- Aim: Exactly retype the lines of the material from its first line to the line with "(k) at (55,134)", including both.

- Exercise materials:
________________________________________
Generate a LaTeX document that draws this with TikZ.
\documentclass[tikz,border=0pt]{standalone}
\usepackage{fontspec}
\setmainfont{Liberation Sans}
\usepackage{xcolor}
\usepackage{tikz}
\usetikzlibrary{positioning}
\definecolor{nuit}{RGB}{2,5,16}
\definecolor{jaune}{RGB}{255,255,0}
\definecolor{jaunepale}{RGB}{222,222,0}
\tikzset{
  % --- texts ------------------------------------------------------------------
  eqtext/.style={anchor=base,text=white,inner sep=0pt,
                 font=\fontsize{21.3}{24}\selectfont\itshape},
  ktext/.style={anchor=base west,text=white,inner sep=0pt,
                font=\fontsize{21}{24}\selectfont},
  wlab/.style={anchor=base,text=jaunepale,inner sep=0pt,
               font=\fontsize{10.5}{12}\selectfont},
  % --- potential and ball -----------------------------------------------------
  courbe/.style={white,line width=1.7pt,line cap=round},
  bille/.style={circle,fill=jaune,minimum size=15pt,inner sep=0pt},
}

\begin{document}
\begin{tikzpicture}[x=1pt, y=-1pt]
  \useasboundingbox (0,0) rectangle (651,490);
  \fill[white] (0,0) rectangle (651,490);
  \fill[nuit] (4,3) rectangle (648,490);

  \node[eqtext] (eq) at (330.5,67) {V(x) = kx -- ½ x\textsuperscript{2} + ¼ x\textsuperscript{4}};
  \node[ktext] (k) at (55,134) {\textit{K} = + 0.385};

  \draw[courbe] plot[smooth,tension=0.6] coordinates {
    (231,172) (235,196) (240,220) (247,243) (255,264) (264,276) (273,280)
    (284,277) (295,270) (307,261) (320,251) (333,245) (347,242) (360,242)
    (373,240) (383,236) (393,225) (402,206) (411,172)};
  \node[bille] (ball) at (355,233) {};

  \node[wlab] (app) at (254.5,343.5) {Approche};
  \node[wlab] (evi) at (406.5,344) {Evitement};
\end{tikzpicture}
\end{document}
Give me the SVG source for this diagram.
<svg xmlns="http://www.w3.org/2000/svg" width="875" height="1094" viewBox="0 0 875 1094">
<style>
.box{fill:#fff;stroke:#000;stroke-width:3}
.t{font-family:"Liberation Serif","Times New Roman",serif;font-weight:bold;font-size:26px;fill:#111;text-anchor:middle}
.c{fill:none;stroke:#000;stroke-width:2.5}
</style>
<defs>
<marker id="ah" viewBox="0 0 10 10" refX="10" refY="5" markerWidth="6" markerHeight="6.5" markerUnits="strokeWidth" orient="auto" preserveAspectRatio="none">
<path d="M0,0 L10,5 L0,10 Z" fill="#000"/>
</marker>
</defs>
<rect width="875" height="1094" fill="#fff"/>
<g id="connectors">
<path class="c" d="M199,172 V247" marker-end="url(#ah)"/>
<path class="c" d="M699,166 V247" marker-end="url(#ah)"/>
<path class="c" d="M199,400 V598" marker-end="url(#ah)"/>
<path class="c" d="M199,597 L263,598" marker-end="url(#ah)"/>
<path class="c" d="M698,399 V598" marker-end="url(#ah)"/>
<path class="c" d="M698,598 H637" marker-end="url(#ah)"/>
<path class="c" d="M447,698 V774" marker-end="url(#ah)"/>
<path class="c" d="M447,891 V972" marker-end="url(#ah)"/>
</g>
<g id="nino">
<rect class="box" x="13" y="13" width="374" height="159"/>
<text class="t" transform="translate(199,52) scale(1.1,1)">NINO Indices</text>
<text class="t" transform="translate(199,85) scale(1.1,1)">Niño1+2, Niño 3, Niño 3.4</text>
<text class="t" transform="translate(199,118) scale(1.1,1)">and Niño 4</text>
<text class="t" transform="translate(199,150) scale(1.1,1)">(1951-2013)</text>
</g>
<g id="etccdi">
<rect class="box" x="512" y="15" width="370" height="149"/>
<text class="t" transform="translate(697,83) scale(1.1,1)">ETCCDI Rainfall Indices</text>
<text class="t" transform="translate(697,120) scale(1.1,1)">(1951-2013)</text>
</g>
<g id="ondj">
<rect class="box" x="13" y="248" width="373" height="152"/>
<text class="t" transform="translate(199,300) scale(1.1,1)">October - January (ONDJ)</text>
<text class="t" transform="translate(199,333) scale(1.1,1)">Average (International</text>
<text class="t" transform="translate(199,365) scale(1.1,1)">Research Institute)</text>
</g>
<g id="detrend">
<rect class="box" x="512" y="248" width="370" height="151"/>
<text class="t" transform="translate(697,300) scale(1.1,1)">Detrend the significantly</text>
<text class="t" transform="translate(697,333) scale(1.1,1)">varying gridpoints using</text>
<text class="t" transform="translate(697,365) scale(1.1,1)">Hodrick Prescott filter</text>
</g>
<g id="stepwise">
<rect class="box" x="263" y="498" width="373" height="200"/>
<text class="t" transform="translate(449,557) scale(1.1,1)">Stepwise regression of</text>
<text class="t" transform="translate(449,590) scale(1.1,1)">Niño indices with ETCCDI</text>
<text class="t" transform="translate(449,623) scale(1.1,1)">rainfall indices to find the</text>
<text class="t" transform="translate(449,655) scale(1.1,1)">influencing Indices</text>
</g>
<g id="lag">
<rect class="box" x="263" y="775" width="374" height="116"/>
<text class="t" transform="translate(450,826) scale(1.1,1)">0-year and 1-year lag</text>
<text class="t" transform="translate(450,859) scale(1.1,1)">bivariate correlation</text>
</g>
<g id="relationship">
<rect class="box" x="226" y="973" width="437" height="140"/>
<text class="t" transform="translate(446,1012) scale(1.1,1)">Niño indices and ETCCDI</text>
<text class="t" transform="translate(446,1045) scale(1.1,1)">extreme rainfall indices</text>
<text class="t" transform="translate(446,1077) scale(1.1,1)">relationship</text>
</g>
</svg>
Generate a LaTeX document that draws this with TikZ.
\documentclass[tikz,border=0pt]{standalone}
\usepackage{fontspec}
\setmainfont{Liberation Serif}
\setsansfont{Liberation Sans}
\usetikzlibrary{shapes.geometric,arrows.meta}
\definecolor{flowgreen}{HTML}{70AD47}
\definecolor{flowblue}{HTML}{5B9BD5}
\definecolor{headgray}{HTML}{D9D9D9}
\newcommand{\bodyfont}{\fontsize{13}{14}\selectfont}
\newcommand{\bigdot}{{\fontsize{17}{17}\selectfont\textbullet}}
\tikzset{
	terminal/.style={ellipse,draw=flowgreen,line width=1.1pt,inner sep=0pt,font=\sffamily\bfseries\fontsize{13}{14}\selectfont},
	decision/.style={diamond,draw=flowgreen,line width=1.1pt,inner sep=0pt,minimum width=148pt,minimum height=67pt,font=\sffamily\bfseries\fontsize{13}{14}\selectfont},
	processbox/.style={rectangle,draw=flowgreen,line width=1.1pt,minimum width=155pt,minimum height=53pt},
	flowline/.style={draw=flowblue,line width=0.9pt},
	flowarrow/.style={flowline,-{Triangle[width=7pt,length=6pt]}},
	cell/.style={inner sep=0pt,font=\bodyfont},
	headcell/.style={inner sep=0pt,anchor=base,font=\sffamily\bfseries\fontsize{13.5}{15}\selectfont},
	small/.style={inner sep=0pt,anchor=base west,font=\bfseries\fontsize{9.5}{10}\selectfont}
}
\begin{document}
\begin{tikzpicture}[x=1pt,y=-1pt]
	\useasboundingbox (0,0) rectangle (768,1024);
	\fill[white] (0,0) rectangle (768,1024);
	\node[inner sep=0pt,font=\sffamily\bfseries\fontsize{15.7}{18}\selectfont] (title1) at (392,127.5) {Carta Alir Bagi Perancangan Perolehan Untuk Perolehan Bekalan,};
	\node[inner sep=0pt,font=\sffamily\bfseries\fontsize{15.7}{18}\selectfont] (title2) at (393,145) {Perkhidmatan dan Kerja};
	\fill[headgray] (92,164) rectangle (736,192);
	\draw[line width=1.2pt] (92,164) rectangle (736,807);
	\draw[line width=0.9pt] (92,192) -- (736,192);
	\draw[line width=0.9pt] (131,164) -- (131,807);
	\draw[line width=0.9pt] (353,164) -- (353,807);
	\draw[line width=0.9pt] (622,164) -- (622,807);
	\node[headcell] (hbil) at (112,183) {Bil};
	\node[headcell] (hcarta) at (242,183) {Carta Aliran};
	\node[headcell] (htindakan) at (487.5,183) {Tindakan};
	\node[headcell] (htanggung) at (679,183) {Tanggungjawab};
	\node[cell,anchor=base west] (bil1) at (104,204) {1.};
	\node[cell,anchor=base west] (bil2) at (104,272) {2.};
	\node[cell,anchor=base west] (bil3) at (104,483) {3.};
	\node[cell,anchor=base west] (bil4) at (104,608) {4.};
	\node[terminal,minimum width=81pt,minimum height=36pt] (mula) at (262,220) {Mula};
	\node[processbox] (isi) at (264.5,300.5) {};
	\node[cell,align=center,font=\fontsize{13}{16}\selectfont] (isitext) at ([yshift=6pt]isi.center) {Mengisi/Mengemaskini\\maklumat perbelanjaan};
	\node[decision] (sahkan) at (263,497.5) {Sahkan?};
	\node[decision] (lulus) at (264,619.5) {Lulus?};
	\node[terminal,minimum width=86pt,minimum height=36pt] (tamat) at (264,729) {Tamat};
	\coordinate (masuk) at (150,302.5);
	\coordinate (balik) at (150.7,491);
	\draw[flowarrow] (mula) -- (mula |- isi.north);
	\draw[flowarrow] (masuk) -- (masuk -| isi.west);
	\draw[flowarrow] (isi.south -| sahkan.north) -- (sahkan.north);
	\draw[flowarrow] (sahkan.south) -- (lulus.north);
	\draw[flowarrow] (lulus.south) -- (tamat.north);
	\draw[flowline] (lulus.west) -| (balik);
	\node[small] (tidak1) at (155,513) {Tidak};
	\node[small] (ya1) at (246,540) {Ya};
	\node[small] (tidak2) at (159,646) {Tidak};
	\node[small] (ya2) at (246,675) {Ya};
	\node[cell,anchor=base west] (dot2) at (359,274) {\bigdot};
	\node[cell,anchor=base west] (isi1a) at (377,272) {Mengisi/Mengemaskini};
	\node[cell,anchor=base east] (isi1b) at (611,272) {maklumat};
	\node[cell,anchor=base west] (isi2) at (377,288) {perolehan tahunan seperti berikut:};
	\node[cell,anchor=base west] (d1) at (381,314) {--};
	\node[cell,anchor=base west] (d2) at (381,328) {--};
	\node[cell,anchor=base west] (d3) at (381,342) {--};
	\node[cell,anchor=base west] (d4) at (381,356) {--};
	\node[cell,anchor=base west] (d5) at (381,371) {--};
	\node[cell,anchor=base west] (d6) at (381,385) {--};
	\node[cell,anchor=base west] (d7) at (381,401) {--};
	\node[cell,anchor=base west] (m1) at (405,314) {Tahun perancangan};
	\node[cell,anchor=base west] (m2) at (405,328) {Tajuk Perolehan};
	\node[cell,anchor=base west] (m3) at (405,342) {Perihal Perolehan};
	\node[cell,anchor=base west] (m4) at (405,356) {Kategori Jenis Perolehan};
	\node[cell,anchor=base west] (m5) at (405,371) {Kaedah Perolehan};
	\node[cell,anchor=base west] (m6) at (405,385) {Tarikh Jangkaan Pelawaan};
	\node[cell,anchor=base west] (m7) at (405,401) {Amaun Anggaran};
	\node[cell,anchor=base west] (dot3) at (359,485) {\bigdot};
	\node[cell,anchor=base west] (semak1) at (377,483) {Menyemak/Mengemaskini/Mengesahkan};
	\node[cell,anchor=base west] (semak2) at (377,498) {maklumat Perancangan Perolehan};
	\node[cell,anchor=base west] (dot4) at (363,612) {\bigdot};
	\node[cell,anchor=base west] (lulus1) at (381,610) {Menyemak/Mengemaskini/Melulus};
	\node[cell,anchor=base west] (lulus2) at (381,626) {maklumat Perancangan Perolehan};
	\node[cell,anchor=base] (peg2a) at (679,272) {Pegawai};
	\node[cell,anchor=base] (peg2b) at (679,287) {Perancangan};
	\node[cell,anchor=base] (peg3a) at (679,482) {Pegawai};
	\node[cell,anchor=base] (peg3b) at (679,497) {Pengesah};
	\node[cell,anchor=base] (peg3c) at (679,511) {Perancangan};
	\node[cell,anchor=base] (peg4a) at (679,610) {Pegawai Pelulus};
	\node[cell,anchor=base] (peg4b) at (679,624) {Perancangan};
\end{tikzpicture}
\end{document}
________________________________________
- Written solution:
Generate a LaTeX document that draws this with TikZ.
\documentclass[tikz,border=0pt]{standalone}
\usepackage{fontspec}
\setmainfont{Liberation Sans}
\usepackage{xcolor}
\usepackage{tikz}
\usetikzlibrary{positioning}
\definecolor{nuit}{RGB}{2,5,16}
\definecolor{jaune}{RGB}{255,255,0}
\definecolor{jaunepale}{RGB}{222,222,0}
\tikzset{
  % --- texts ------------------------------------------------------------------
  eqtext/.style={anchor=base,text=white,inner sep=0pt,
                 font=\fontsize{21.3}{24}\selectfont\itshape},
  ktext/.style={anchor=base west,text=white,inner sep=0pt,
                font=\fontsize{21}{24}\selectfont},
  wlab/.style={anchor=base,text=jaunepale,inner sep=0pt,
               font=\fontsize{10.5}{12}\selectfont},
  % --- potential and ball -----------------------------------------------------
  courbe/.style={white,line width=1.7pt,line cap=round},
  bille/.style={circle,fill=jaune,minimum size=15pt,inner sep=0pt},
}

\begin{document}
\begin{tikzpicture}[x=1pt, y=-1pt]
  \useasboundingbox (0,0) rectangle (651,490);
  \fill[white] (0,0) rectangle (651,490);
  \fill[nuit] (4,3) rectangle (648,490);

  \node[eqtext] (eq) at (330.5,67) {V(x) = kx -- ½ x\textsuperscript{2} + ¼ x\textsuperscript{4}};
  \node[ktext] (k) at (55,134) {\textit{K} = + 0.385};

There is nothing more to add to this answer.